Look through the material below and count the lines with the string "this". Report only the count.

#### Record list ####

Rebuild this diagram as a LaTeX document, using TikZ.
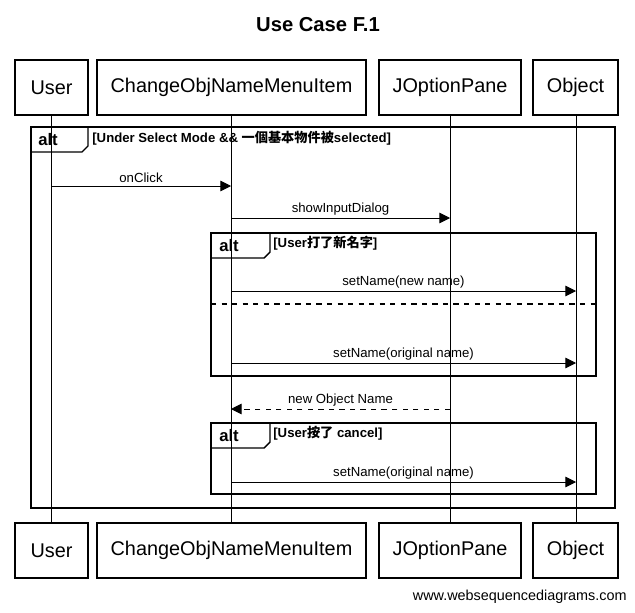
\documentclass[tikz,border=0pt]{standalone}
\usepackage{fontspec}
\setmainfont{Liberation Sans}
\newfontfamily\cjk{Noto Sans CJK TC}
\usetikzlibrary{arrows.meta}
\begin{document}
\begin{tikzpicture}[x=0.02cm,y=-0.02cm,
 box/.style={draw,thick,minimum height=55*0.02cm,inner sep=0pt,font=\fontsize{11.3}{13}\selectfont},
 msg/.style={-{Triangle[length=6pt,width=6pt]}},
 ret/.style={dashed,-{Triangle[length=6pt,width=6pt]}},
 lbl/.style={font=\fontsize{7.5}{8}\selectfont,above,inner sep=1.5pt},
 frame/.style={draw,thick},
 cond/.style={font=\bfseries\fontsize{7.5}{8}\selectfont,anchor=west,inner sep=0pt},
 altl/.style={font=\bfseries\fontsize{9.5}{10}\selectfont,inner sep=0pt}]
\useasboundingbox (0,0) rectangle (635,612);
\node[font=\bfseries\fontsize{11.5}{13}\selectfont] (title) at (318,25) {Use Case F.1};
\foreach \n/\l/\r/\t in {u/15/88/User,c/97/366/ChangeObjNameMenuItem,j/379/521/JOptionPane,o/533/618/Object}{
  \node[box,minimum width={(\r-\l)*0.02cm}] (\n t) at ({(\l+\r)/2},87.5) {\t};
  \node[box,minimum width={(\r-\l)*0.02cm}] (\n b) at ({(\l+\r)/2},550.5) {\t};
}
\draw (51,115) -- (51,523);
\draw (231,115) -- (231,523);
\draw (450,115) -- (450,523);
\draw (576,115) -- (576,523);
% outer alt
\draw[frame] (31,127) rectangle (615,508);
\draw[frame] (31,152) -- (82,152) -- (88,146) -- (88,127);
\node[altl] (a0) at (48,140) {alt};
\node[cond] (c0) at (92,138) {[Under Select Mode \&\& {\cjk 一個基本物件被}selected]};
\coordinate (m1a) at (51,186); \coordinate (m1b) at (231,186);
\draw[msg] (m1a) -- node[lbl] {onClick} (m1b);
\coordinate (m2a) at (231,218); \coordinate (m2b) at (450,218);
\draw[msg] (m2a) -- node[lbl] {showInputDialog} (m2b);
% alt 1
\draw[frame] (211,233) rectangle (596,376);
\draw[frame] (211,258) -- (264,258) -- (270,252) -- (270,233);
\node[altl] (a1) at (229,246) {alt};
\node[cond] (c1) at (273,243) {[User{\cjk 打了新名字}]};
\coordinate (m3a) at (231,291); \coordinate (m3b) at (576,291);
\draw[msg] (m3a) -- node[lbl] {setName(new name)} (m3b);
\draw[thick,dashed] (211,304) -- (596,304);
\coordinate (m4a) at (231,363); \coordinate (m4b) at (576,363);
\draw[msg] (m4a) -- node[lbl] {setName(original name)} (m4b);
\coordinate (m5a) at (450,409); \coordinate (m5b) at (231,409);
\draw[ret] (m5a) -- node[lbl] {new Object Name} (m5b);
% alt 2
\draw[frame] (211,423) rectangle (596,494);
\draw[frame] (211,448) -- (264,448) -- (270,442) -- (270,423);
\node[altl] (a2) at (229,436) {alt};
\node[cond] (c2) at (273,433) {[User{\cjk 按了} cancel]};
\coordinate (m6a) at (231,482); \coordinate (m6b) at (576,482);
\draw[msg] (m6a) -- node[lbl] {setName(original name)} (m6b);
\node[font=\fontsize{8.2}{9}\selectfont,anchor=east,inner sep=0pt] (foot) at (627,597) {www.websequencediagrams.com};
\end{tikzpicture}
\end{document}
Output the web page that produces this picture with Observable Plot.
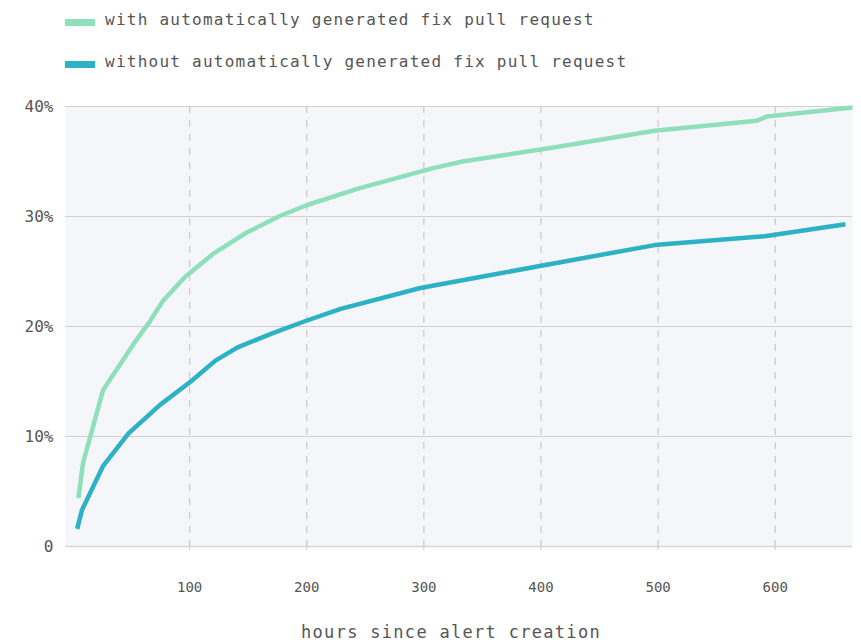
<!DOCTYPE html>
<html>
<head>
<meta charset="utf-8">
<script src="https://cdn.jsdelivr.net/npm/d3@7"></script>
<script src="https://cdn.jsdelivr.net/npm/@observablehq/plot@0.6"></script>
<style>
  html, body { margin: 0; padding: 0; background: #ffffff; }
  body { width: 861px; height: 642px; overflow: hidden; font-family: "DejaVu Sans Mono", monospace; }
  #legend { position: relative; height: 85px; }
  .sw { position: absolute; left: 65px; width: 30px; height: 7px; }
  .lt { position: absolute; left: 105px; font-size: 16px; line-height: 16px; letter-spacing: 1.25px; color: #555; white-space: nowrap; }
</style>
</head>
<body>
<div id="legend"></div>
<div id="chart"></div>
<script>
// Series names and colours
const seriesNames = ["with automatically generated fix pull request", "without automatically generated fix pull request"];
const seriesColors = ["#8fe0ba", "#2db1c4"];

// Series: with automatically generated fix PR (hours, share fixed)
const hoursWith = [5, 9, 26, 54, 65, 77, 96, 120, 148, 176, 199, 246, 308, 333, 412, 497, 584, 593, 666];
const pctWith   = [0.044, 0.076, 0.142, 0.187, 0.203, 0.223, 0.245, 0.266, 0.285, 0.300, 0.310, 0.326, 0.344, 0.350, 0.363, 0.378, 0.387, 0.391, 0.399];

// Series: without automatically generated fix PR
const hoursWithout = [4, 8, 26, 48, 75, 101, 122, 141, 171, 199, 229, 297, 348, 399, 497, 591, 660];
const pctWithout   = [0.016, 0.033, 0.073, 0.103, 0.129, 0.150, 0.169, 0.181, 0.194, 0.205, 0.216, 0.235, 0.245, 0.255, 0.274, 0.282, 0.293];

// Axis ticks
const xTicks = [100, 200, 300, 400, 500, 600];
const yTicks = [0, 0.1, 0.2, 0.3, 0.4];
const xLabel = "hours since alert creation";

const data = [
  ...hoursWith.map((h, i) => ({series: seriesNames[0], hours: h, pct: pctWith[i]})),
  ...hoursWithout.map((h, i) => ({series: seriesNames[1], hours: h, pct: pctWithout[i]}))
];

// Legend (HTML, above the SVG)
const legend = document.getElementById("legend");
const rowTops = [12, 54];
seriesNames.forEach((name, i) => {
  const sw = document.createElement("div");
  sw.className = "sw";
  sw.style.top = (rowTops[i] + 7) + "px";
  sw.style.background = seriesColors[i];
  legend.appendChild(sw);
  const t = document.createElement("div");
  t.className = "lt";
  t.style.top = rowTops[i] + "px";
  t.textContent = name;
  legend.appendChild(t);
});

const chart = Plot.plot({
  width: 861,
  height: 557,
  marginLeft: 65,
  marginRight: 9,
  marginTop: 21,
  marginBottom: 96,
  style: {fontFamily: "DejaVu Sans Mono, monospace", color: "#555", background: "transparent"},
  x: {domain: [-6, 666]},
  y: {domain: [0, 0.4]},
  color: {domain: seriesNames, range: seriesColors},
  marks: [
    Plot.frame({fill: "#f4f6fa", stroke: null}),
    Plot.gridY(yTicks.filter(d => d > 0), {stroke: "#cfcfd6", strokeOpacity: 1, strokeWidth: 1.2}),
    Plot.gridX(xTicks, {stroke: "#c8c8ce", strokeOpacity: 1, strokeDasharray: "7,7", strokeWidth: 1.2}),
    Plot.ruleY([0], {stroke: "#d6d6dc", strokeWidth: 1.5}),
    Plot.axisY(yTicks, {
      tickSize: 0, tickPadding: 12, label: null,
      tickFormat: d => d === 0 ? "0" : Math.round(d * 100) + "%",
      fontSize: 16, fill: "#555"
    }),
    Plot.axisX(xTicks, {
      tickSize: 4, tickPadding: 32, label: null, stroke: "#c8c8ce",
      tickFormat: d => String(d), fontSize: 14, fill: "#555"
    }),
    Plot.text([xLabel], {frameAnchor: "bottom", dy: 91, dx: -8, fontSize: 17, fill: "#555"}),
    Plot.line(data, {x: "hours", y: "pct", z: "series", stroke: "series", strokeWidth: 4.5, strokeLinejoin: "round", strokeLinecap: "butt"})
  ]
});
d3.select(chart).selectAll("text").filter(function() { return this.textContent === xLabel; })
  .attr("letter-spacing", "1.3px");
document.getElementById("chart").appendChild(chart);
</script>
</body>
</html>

####

_Task solution_: 3